Interpreting the Calculator Output
When you click calculate, the tool returns core metrics: adjusted covered taxes, jurisdictional ETR, carve-out amount, excess profit, top-up percentage, and estimated top-up tax. If your ETR is above the selected minimum rate, top-up percentage becomes zero. If your ETR is below the minimum, top-up applies only to excess profit after the carve-out. This is an important point. A low ETR does not automatically mean top-up on all income, because the carve-out can reduce the taxable base for top-up purposes.
The chart helps teams communicate outcomes to non tax stakeholders. Visualizing income, carve-out, taxes, and top-up side by side can make decision meetings faster and more objective. Treasury, FP and A, and board committees usually respond better to clear visuals than to a 30 tab workbook with hidden adjustments.
Governance, Controls, and Evidence for Audit Readiness
Given the likely scrutiny from tax authorities, documentation quality is now a strategic issue. At minimum, maintain versioned calculation files, tie-outs to audited financial statements, adjustment memos, and technical position papers for uncertain items. Do not wait until filing season to create evidence. Build it during quarter close when context is fresh and transaction support is easy to trace.
Recommended control practices include dual review of jurisdictional packs, locked master data fields for legal entity attributes, automated reasonability checks, and threshold based escalation where ETR movement exceeds a defined basis point range.
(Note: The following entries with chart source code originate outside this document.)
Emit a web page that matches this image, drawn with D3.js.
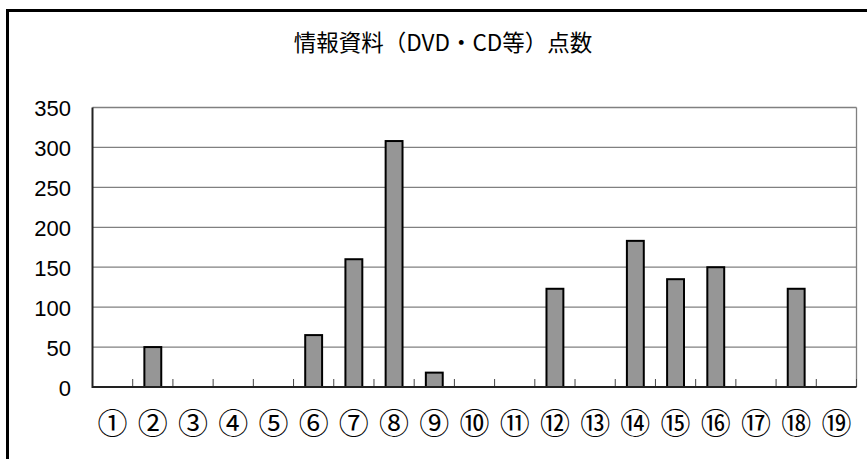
<!DOCTYPE html>
<html>
<head>
<meta charset="utf-8">
<script src="https://cdn.jsdelivr.net/npm/d3@7"></script>
<style>
  body { margin: 0; background: #fff; }
  svg { display: block; }
</style>
</head>
<body>
<div id="chart"></div>
<script>
// chart data
const categories = ["①","②","③","④","⑤","⑥","⑦","⑧","⑨","⑩","⑪","⑫","⑬","⑭","⑮","⑯","⑰","⑱","⑲"];
const counts = [0, 50, 0, 0, 0, 65, 160, 308, 18, 0, 0, 123, 0, 183, 135, 150, 0, 123, 0];
const yTicks = [0, 50, 100, 150, 200, 250, 300, 350];
const title = "情報資料（DVD・CD等）点数";

let dims = { "width": 867, "height": 459 }
let plot = { "left": 92.5, "right": 856.5, "top": 107.5, "bottom": 387 }

const svg = d3.select("#chart").append("svg")
  .attr("width", dims.width).attr("height", dims.height);

// outer frame (runs off the right and bottom of the picture)
svg.append("rect")
  .attr("x", 7.5).attr("y", 10.5)
  .attr("width", 900).attr("height", 500)
  .attr("fill", "none").attr("stroke", "#000").attr("stroke-width", 3);

svg.append("text")
  .attr("x", 443).attr("y", 51)
  .attr("text-anchor", "middle")
  .style("font-family", "'Noto Sans CJK JP'")
  .style("font-size", "22.5px")
  .attr("fill", "#000")
  .text(title);

const x = d3.scaleBand()
  .domain(categories)
  .range([plot.left, plot.right])
  .paddingInner(0.58).paddingOuter(0.29);

const y = d3.scaleLinear()
  .domain([0, 350])
  .range([plot.bottom, plot.top]);

// gridlines
svg.append("g")
  .selectAll("line")
  .data(yTicks.filter(d => d > 0))
  .join("line")
  .attr("x1", plot.left).attr("x2", plot.right)
  .attr("y1", d => y(d)).attr("y2", d => y(d))
  .attr("stroke", "#808080").attr("stroke-width", 1.3);

// right edge of plot area
svg.append("line")
  .attr("x1", plot.right).attr("x2", plot.right)
  .attr("y1", plot.top).attr("y2", plot.bottom)
  .attr("stroke", "#808080").attr("stroke-width", 1.3);

// y labels
svg.append("g")
  .selectAll("text")
  .data(yTicks)
  .join("text")
  .attr("x", 71).attr("y", d => y(d) + 8.5)
  .attr("text-anchor", "end")
  .style("font-family", "'Liberation Sans', Arial, sans-serif")
  .style("font-size", "22px")
  .attr("fill", "#000")
  .text(d => d);

// bars
svg.append("g")
  .selectAll("rect")
  .data(counts.map((v, i) => [categories[i], v]).filter(d => d[1] > 0))
  .join("rect")
  .attr("x", d => x(d[0]))
  .attr("y", d => y(d[1]))
  .attr("width", x.bandwidth())
  .attr("height", d => y(0) - y(d[1]))
  .attr("fill", "#969696")
  .attr("stroke", "#000")
  .attr("stroke-width", 2);

// x tick marks at category boundaries
const step = x.step();
svg.append("g")
  .selectAll("line")
  .data(d3.range(1, categories.length + 1))
  .join("line")
  .attr("x1", i => plot.left + i * step).attr("x2", i => plot.left + i * step)
  .attr("y1", plot.bottom - 8).attr("y2", plot.bottom)
  .attr("stroke", "#444").attr("stroke-width", 1);

// axis lines
svg.append("line")
  .attr("x1", plot.left).attr("x2", plot.left)
  .attr("y1", plot.top).attr("y2", plot.bottom + 1)
  .attr("stroke", "#222").attr("stroke-width", 2);
svg.append("line")
  .attr("x1", plot.left).attr("x2", plot.right)
  .attr("y1", plot.bottom).attr("y2", plot.bottom)
  .attr("stroke", "#222").attr("stroke-width", 2);

// x labels
svg.append("g")
  .selectAll("text")
  .data(categories)
  .join("text")
  .attr("x", d => x(d) + x.bandwidth() / 2)
  .attr("y", 434)
  .attr("text-anchor", "middle")
  .style("font-family", "'Noto Sans CJK JP'")
  .style("font-size", "30px")
  .attr("fill", "#000")
  .text(d => d);
</script>
</body>
</html>
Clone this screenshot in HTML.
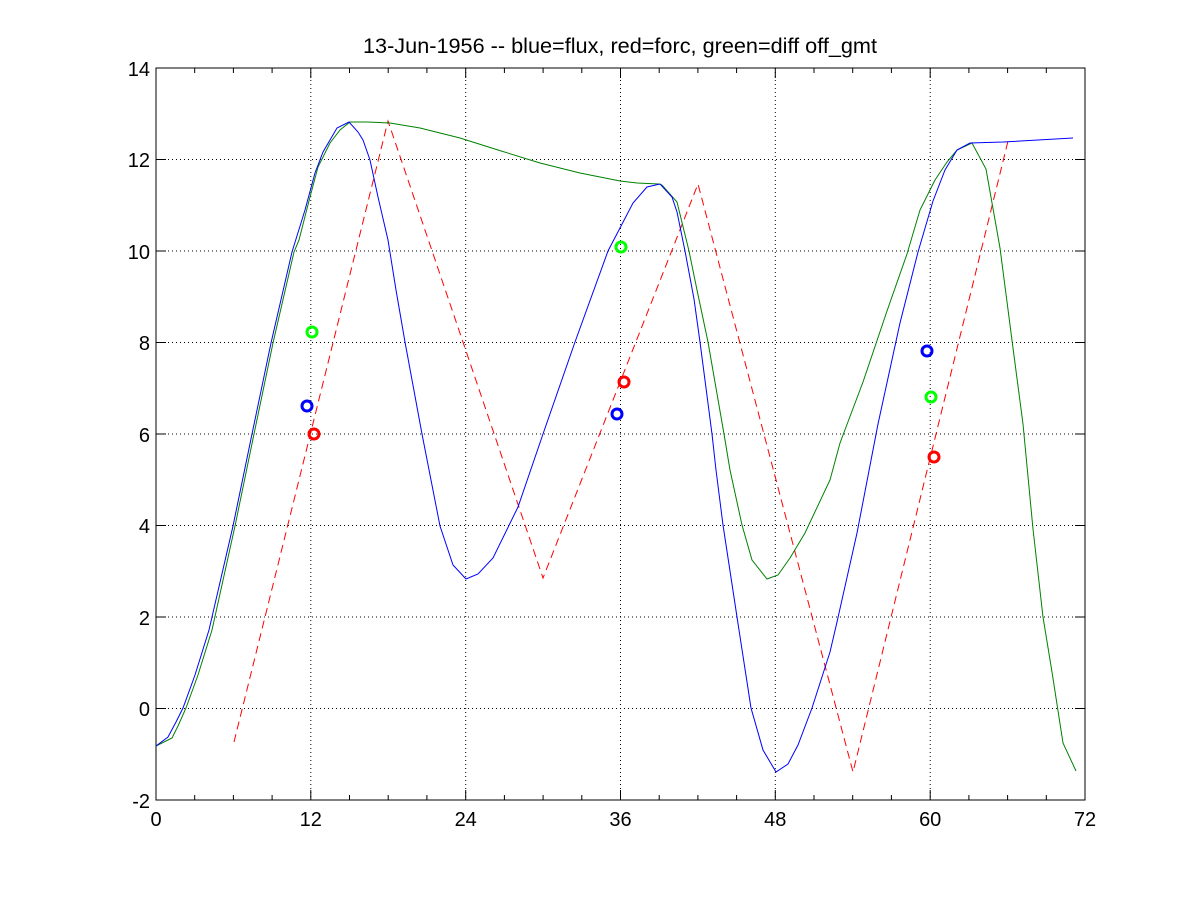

These controls reduce both filing risk and management surprise risk.
Authoritative Resources for Continued Technical Monitoring
For policy updates and technical interpretation, monitor official and institutional resources regularly:
- U.S. Department of the Treasury International Tax Resources
- IRS International Business and Corporate Tax Guidance
- U.S. Congressional Research Service Briefing on Global Minimum Tax Topics
Final Practical Takeaway
BEPS Pillar Two is technical, but it is manageable with a disciplined model and clear ownership. Start simple, verify data integrity, and build scenario capacity before compliance deadlines arrive. The simplified calculator on this page is designed to provide a practical first view of risk and cash tax implications. For statutory filings, use detailed rule mapping and professional review, but for strategy and forecasting, this structure gives a strong and usable foundation.